Trotsky: All who have spoken in favour of Borba have made the reservation that, personally, they do not share this group’s views, and even that they do not regard them as valuable. Consequently, each speaker was arguing that these views were of interest to somebody else, though not to himself. However, Comrade Martynov did utter one quite concrete argument in favour of inviting the Borba group. This group is weak, he said, and to invite it would therefore not bring any risk of a split. So, then, an invitation to the congress should be a sort of certificate of weakness. This view is unacceptable, of course, even though Borba ’s weakness is beyond question. This group is weak both practically and from the moral and political standpoint. In practice, because it has not found any committee to give it representation. From the moral and political standpoint, because its position has never been one of principle, but has always been determined by the conjuncture of the given moment. At the height of Iskra ’s struggle against economism the Borba group took up a conciliatory attitude. It seemed to them that Iskra was exaggerating the differences. When the revolutionary Social-Democratic trend got the upper hand, Borba made a sharp turn-round, and, in Ryazanov’s book, accused Iskra of economism. One of the representatives of revolutionary Social-Democracy even turned out to be a typical economist, though a very talented one. In this weathercock behaviour lies the root of the moral and political weakness of Borba. But people don’t get awarded certificates for such weakness. It calls, rather, for punishment. This punishment takel the form of denial of an invitation to the congress. Such a sentence will serve not only as a moral condemnation of Borba but also as a warning to every other group who want, in the interests of their political career, to thrust their group physiognomy through any ideological crack that may appear, exploiting the tragic situation of our Party. [Applause.]
Martov (on a point of order) proposed that the vote be taken on the report as a whole.
Lieber (on a point of order): This proposal cannot be adopted. We may agree with the conclusion, while not agreeing with the reasons given.
Yegorov: I propose that the last word be accorded to the OC, since otherwise I shall be put in a difficult position as regards voting on this question.
Martov: When the Organising Committee’s report was read, it was subjected to a number of reproaches, to which it should reply. This omission must be put right. The OC must be allowed to speak, otherwise we cannot take the vote.
Lenin: This goes without saying. The point is that during the recess the OC held a meeting, which brought a new factor into the discussion procedure.
A proposal was introduced and adopted regarding closure of the list of speakers on the question of Borba.
Yegorov: The meeting of the OC held during the recess did not violate the procedure of the congress, as Comrade Lenin claims.
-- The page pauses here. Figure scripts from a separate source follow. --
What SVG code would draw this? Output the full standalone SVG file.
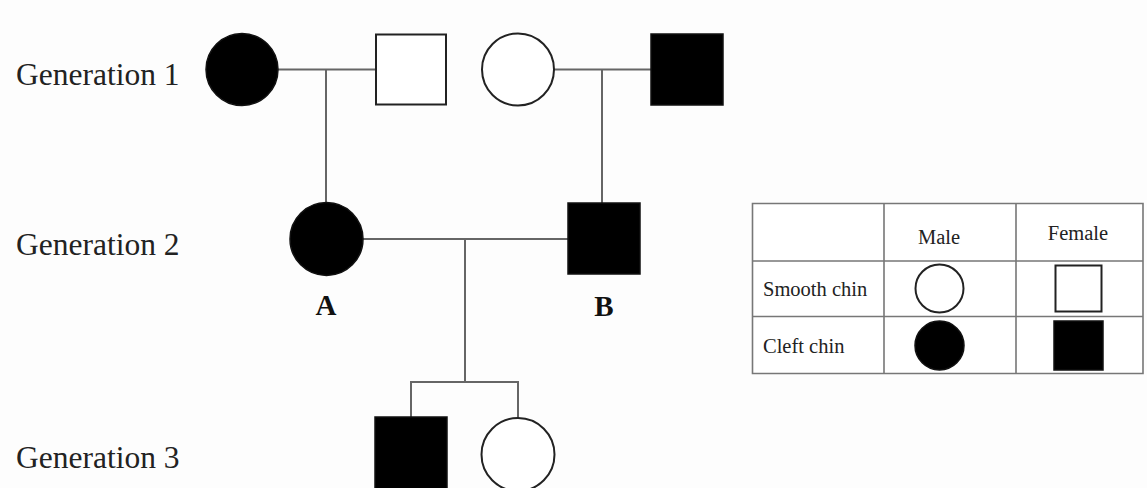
<svg xmlns="http://www.w3.org/2000/svg" width="1147" height="488" viewBox="0 0 1147 488">
  <style>
    .gen { font-family: "Liberation Serif", "Times New Roman", serif; font-size: 31.5px; fill: #222; }
    .tag { font-family: "Liberation Serif", "Times New Roman", serif; font-size: 29px; font-weight: bold; fill: #111; text-anchor: middle; }
    .cell { font-family: "Liberation Serif", "Times New Roman", serif; font-size: 20.5px; fill: #222; }
    .mid { text-anchor: middle; }
    .link { stroke: #666; stroke-width: 2; fill: none; }
    .grid { stroke: #777; stroke-width: 1.6; fill: none; }
    .open { fill: #fff; stroke: #222; stroke-width: 2; }
    .full { fill: #000; stroke: #111; stroke-width: 1.5; }
  </style>

  <rect width="1147" height="488" fill="#fdfdfd"/>

  <!-- generation labels -->
  <text class="gen" x="16" y="85">Generation 1</text>
  <text class="gen" x="16" y="255">Generation 2</text>
  <text class="gen" x="16" y="468">Generation 3</text>

  <!-- connectors -->
  <g id="connectors">
    <path class="link" d="M278 69.5 H376 M326 69.5 V203"/>
    <path class="link" d="M554 69.5 H651 M602 69.5 V203"/>
    <path class="link" d="M362 239 H568 M465 239 V382"/>
    <path class="link" d="M411 417 V382 H518 V418"/>
  </g>

  <!-- generation 1 -->
  <g id="g1-f1"><circle class="full" cx="242" cy="69.5" r="36"/></g>
  <g id="g1-m1"><rect class="open" x="376" y="34.5" width="70" height="70"/></g>
  <g id="g1-f2"><circle class="open" cx="518" cy="69.5" r="36"/></g>
  <g id="g1-m2"><rect class="full" x="651" y="34" width="72" height="71"/></g>

  <!-- generation 2 -->
  <g id="g2-a">
    <circle class="full" cx="326.5" cy="239" r="36.5"/>
    <text class="tag" x="326" y="315">A</text>
  </g>
  <g id="g2-b">
    <rect class="full" x="568" y="203" width="72" height="71"/>
    <text class="tag" x="604" y="316">B</text>
  </g>

  <!-- generation 3 -->
  <g id="g3-son"><rect class="full" x="375" y="417" width="72" height="80"/></g>
  <g id="g3-daughter"><circle class="open" cx="518" cy="454.5" r="36.5"/></g>

  <!-- key table -->
  <g id="legend">
    <rect x="752.5" y="203.5" width="390.5" height="170" fill="#fff" stroke="none"/>
    <path class="grid" d="M752.5 203.5 H1143 V373.5 H752.5 Z M884 203.5 V373.5 M1016 203.5 V373.5 M752.5 261 H1143 M752.5 316.5 H1143"/>
    <text class="cell mid" x="939" y="244">Male</text>
    <text class="cell mid" x="1078" y="240">Female</text>
    <text class="cell" x="763" y="296">Smooth chin</text>
    <text class="cell" x="763" y="353">Cleft chin</text>
    <circle class="open" cx="939.5" cy="288.5" r="24"/>
    <rect class="open" x="1055.5" y="265.5" width="46" height="46"/>
    <circle class="full" cx="939.5" cy="345.5" r="24.5"/>
    <rect class="full" x="1054" y="321" width="49" height="49"/>
  </g>
</svg>
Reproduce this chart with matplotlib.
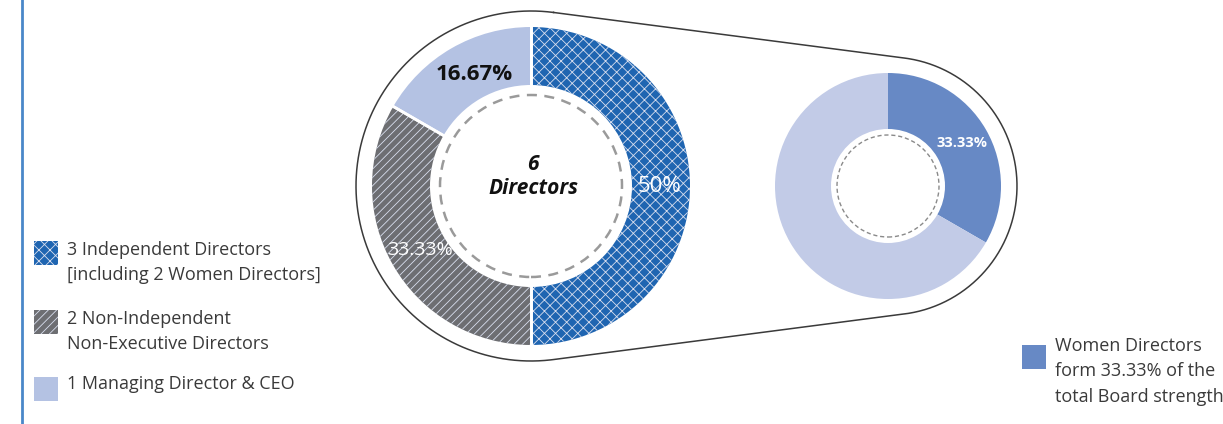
import matplotlib
matplotlib.use("Agg")
import matplotlib.pyplot as plt
from matplotlib.patches import Circle
import numpy as np

plt.rcParams['font.family'] = ['Open Sans', 'DejaVu Sans']
plt.rcParams['hatch.linewidth'] = 0.6

W, H = 1223, 424

# board composition
board_labels = ["3 Independent Directors\n[including 2 Women Directors]",
                "2 Non-Independent\nNon-Executive Directors",
                "1 Managing Director & CEO"]
board_counts = [3, 2, 1]
board_colors = ["#1f65b1", "#6d6e72", "#b4c2e3"]
board_hatch = ["xxx", "////", None]
board_txtcol = ["white", "white", "#111111"]
board_weight = ["normal", "normal", "bold"]
board_fs = [16, 14, 16]

# women share
women_counts = [2, 4]
women_colors = ["#6789c5", "#c2cbe7"]
women_note = "Women Directors\nform 33.33% of the\ntotal Board strength"


def fmt(p):
    return "{:.2f}".format(p).rstrip("0").rstrip(".") + "%"


fig = plt.figure(figsize=(W / 100, H / 100), dpi=100)
ax = fig.add_axes([0, 0, 1, 1])

c1 = (531, H - 186)
c2 = (888, H - 186)

# envelope outline around both donuts
R1, R2 = 175, 129
d = c2[0] - c1[0]
a = np.arcsin((R1 - R2) / d)
t1 = np.linspace(np.pi / 2 - a, 3 * np.pi / 2 + a, 200)
t2 = np.linspace(-np.pi / 2 + a, np.pi / 2 - a, 200)
xs = np.concatenate([c1[0] + R1 * np.cos(t1), c2[0] + R2 * np.cos(t2)])
ys = np.concatenate([c1[1] + R1 * np.sin(t1), c2[1] + R2 * np.sin(t2)])
xs = np.append(xs, xs[0])
ys = np.append(ys, ys[0])
ax.plot(xs, ys, color="#3a3a3a", lw=1.1, zorder=1)

# left donut
wedges, _, autotexts = ax.pie(board_counts, center=c1, radius=159,
                              startangle=90, counterclock=False,
                              colors=board_colors, autopct=fmt,
                              pctdistance=0.81,
                              wedgeprops=dict(width=58, linewidth=0))
for w, h in zip(wedges, board_hatch):
    w.set_zorder(2)
    if h:
        w.set_hatch(h)
        w.set_edgecolor("#d8deee")
        w.set_linewidth(0)
for t, c, wt, fs in zip(autotexts, board_txtcol, board_weight, board_fs):
    t.set_color(c)
    t.set_fontsize(fs)
    t.set_fontweight(wt)
    t.set_zorder(5)
autotexts[2].set_x(autotexts[2].get_position()[0] + 8)
# white separators between wedges
for w in wedges:
    for ang in (w.theta1, w.theta2):
        r = np.deg2rad(ang)
        ax.plot([c1[0] + 100 * np.cos(r), c1[0] + 160 * np.cos(r)],
                [c1[1] + 100 * np.sin(r), c1[1] + 160 * np.sin(r)],
                color="white", lw=2, zorder=3)
ax.add_patch(Circle(c1, 91, fill=False, ls=(0, (4, 3)), lw=1.8, ec="#9a9a9a", zorder=4))
ax.text(c1[0] + 2, c1[1] + 22, "6", ha="center", va="center", fontsize=15,
        fontweight="bold", fontstyle="italic", color="#111111")
ax.text(c1[0] + 2, c1[1] - 2, "Directors", ha="center", va="center", fontsize=15,
        fontweight="bold", fontstyle="italic", color="#111111")

# right donut
w2, _, at2 = ax.pie(women_counts, center=c2, radius=113,
                    startangle=90, counterclock=False,
                    colors=women_colors,
                    autopct=lambda p: fmt(p) if p < 50 else "",
                    pctdistance=0.76,
                    wedgeprops=dict(width=56, linewidth=0))
for t in at2:
    t.set_color("white")
    t.set_fontsize(10.5)
    t.set_fontweight("bold")
ax.add_patch(Circle(c2, 51, fill=False, ls=(0, (3, 2)), lw=1, ec="#8a8a8a", zorder=4))

# left legend
leg_y = [241, 310, 377]
for y, lab, col, h in zip(leg_y, board_labels, board_colors, board_hatch):
    ax.add_patch(plt.Rectangle((34, H - y - 24), 24, 24, fc=col,
                               ec="#d8deee" if h else col, lw=0, hatch=h))
    ax.text(67, H - y + (0 if "\n" in lab else 2), lab, ha="left", va="top",
            fontsize=13, color="#3a3a3a", linespacing=1.5)

# right legend
ax.add_patch(plt.Rectangle((1022, H - 369), 24, 24, fc=women_colors[0], lw=0))
ax.text(1055, H - 337, women_note, ha="left", va="top", fontsize=13,
        color="#3a3a3a", linespacing=1.52)

# vertical rule at left
ax.plot([22, 22], [0, H], color="#4a87c9", lw=2)

ax.set_xlim(0, W)
ax.set_ylim(0, H)
ax.set_aspect("equal")
ax.axis("off")
fig.savefig("out.png", dpi=100)
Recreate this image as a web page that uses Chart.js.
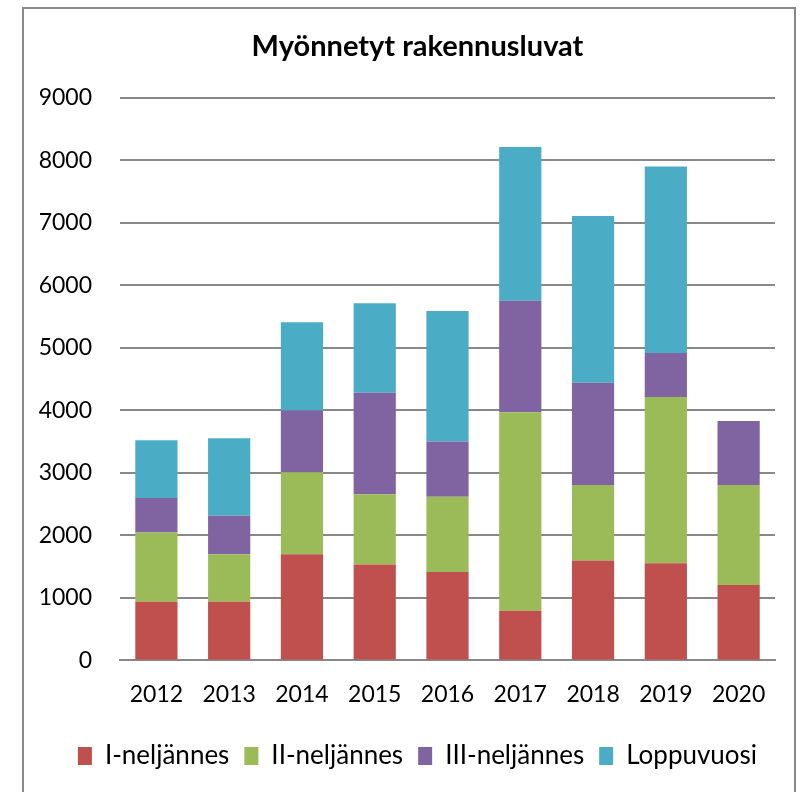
<!DOCTYPE html>
<html>
<head>
<meta charset="utf-8">
<script src="https://cdn.jsdelivr.net/npm/chart.js@4.4.1/dist/chart.umd.min.js"></script>
<style>
html,body{margin:0;padding:0;background:#fff;}
#wrap{position:absolute;left:0;top:0;width:808px;height:792px;}
</style>
</head>
<body>
<div id="wrap"><canvas id="c" width="808" height="792"></canvas></div>
<script>
const categories = ["2012","2013","2014","2015","2016","2017","2018","2019","2020"];
const seriesNames = ["I-neljännes","II-neljännes","III-neljännes","Loppuvuosi"];
const q1 = [940, 940, 1700, 1535, 1415, 795, 1600, 1555, 1205];
const q2 = [1105, 760, 1310, 1125, 1205, 3175, 1205, 2660, 1600];
const q3 = [555, 615, 990, 1625, 885, 1785, 1640, 705, 1025];
const rest = [925, 1240, 1410, 1430, 2085, 2460, 2665, 2985, null];
const yTicks = [0,1000,2000,3000,4000,5000,6000,7000,8000,9000];
const colors = ["#C0504D","#9BBB59","#8064A2","#4BACC6"];

const FONT = "Lato";
const frame = {
  id: 'frame',
  beforeDraw(chart){
    const ctx = chart.ctx;
    ctx.save();
    ctx.fillStyle = '#fff';
    ctx.fillRect(0,0,chart.width,chart.height);
    ctx.strokeStyle = '#888888';
    ctx.lineWidth = 2;
    ctx.strokeRect(23, 8, 772, 800);
    ctx.restore();
  },
  afterLayout(chart){
    // centre title and legend over the region the original uses
    if (chart.legend) { chart.legend.left = 60; }
    if (chart.titleBlock) { chart.titleBlock.left = 60; }
  }
};

const data = {
  labels: categories,
  datasets: [q1,q2,q3,rest].map((d,i)=>({
    label: seriesNames[i],
    data: d,
    backgroundColor: colors[i],
    borderWidth: 0,
    barPercentage: 0.58,
    categoryPercentage: 1.0
  }))
};

new Chart(document.getElementById('c'), {
  type: 'bar',
  data,
  plugins: [frame],
  options: {
    responsive: false,
    animation: false,
    layout: { padding: { left: 30, right: 33, top: 12, bottom: 13 } },
    plugins: {
      title: {
        display: true,
        text: "Myönnetyt rakennusluvat",
        color: '#000',
        font: { family: FONT, size: 29, weight: 'bold', lineHeight: 1.2 },
        padding: { top: 17.6, bottom: 33.6 }
      },
      legend: {
        position: 'bottom',
        labels: {
          color: '#000',
          font: { family: FONT, size: 26 },
          boxWidth: 14,
          boxHeight: 18,
          padding: 15
        }
      },
      tooltip: { enabled: false }
    },
    scales: {
      x: {
        stacked: true,
        grid: { display: false, drawTicks: false },
        border: { display: true, color: '#888888', width: 2 },
        ticks: { color: '#000', font: { family: FONT, size: 23 }, padding: 20, maxRotation: 0 }
      },
      y: {
        stacked: true,
        min: 0,
        max: 9000,
        afterFit(scale){ scale.width = 90; },
        afterBuildTicks(scale){ scale.ticks = yTicks.map(v=>({value:v})); },
        grid: { color: '#888888', lineWidth: 2, drawTicks: false },
        border: { display: false },
        ticks: { color: '#000', font: { family: FONT, size: 23 }, padding: 28,
                 callback: (v)=>String(v) }
      }
    }
  }
});
</script>
</body>
</html>
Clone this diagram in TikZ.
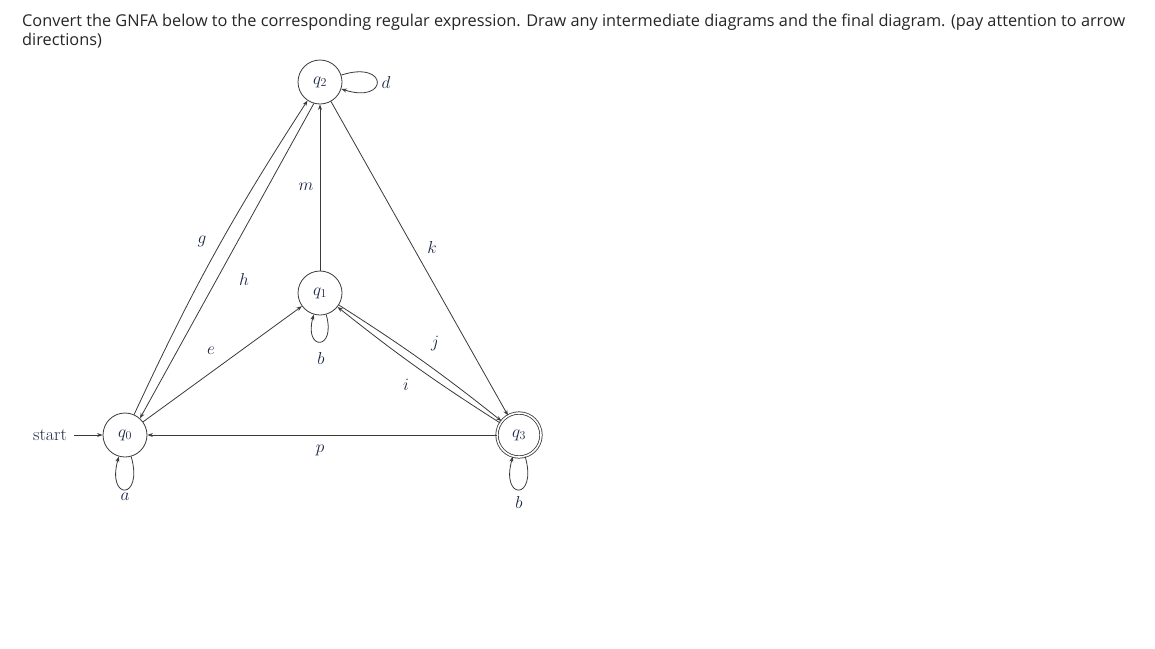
\documentclass[tikz,border=0pt]{standalone}
\usepackage{fontspec}
\newfontfamily\headfont{Open Sans}
\usepackage{xcolor}
\usepackage{tikz}
\usetikzlibrary{arrows.meta,positioning}
\definecolor{bg}{HTML}{FFFFFF}
\definecolor{ink}{HTML}{1C2746}
\definecolor{wire}{HTML}{3A3A3A}
\definecolor{head}{HTML}{262626}
\tikzset{
  stnode/.style={circle, draw=wire, line width=0.8pt, minimum size=44pt, inner sep=0pt, text=ink, font=\fontsize{18}{20}\selectfont},
  acc/.style={stnode, double=bg, double distance=1.6pt},
  conn/.style={draw=wire, line width=0.8pt, -{Stealth[length=5.5pt,width=4pt]}},
  lab/.style={text=ink, font=\fontsize{18}{20}\selectfont, inner sep=0pt},
  headtxt/.style={text=head, font=\headfont\fontsize{16.3}{19}\selectfont, anchor=base west, inner sep=0pt},
}

\begin{document}
\begin{tikzpicture}[x=1pt,y=1pt]
\fill[bg] (0,0) rectangle (1155,-648);
\node[headtxt] (line1) at (22,-26) {Convert the GNFA below to the corresponding regular expression. Draw any intermediate diagrams and the final diagram. (pay attention to arrow};
\node[headtxt] (line2) at (22,-45) {directions)};
\node[stnode] (q0) at (125,-435) {$q_0$};
\node[stnode] (q1) at (320,-293) {$q_1$};
\node[stnode] (q2) at (320,-82) {$q_2$};
\node[acc] (q3) at (519,-435) {$q_3$};
\node[lab] (start) at (50,-435) {start};
\draw[conn, shorten <=7pt] (start) -- (q0);
\draw[conn] (q0) -- (q1);
\draw[conn] (q1) -- (q2);
\draw[conn] (q2) -- (q3);
\draw[conn] (q3) -- (q0);
\draw[conn] (q0.66) to[bend left=4] (q2.236);
\draw[conn] (q2.254) -- (q0.48);
\draw[conn] (q1) to[bend left=3] (q3);
\draw[conn] (q3) to[bend left=3] (q1);
\draw[conn] (q0) to[out=-74, in=-106, min distance=46pt] (q0);
\draw[conn] (q1) to[out=-74, in=-106, min distance=38pt] (q1);
\draw[conn] (q3) to[out=-74, in=-106, min distance=46pt] (q3);
\draw[conn] (q2) to[out=18, in=-18, min distance=50pt] (q2);
\node[lab] (lg) at (202,-241) {$g$};
\node[lab] (lh) at (244,-279) {$h$};
\node[lab] (lm) at (306,-187) {$m$};
\node[lab] (lk) at (432,-247) {$k$};
\node[lab] (le) at (211,-351) {$e$};
\node[lab] (lj) at (435,-344) {$j$};
\node[lab] (li) at (406,-385) {$i$};
\node[lab] (lp) at (320,-450) {$p$};
\node[lab] (la) at (125,-497) {$a$};
\node[lab] (lb1) at (321,-358) {$b$};
\node[lab] (lb3) at (519,-502) {$b$};
\node[lab] (ld) at (386,-82) {$d$};
\end{tikzpicture}
\end{document}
No one has the right to forbid the OC to meet during recesses. I insist that the decision which the OC has just taken be heard. It can have a bearing on the vote.
Lenin: The list of speakers has been closed. The discussion is finished. We are going to vote on the question of the Borba group. Comrade Yegorov’s demand cannot, therefore, be met.
Yegorov: I propose that the OC’s statement be heard before we vote. Chairman: The debate is over, and I do not understand how Comrade Yegorov can persist in his demand. In any case, the Bureau will discuss this matter.
The session was closed.
[8] ‘51 persons present’ is a mistake by the secretaries. There were at the 2nd session 50 persons altogether—42 delegates, with 51 deciding votes, and 8 persons with consultative voice.
[9] At the time of the credentials report at the second session, Goldblatt not having arrived yet, the other delegate from the Foreign Committee of the Bund was temporarily credited with two votes, pending his partner’s arrival.
[10] The Borba group consisted of Ryazanov, Nevzorov (i.e. Nakhamkes, also known as Steklov) and Danevich (Le., E.L. Gurevich).
[11] ‘X’ was P. P. Maslov. Lenin’s ‘Reply to Criticism of our Draft Programme’ June 1903, in Collected Works, Vol. 6, deals with his critique.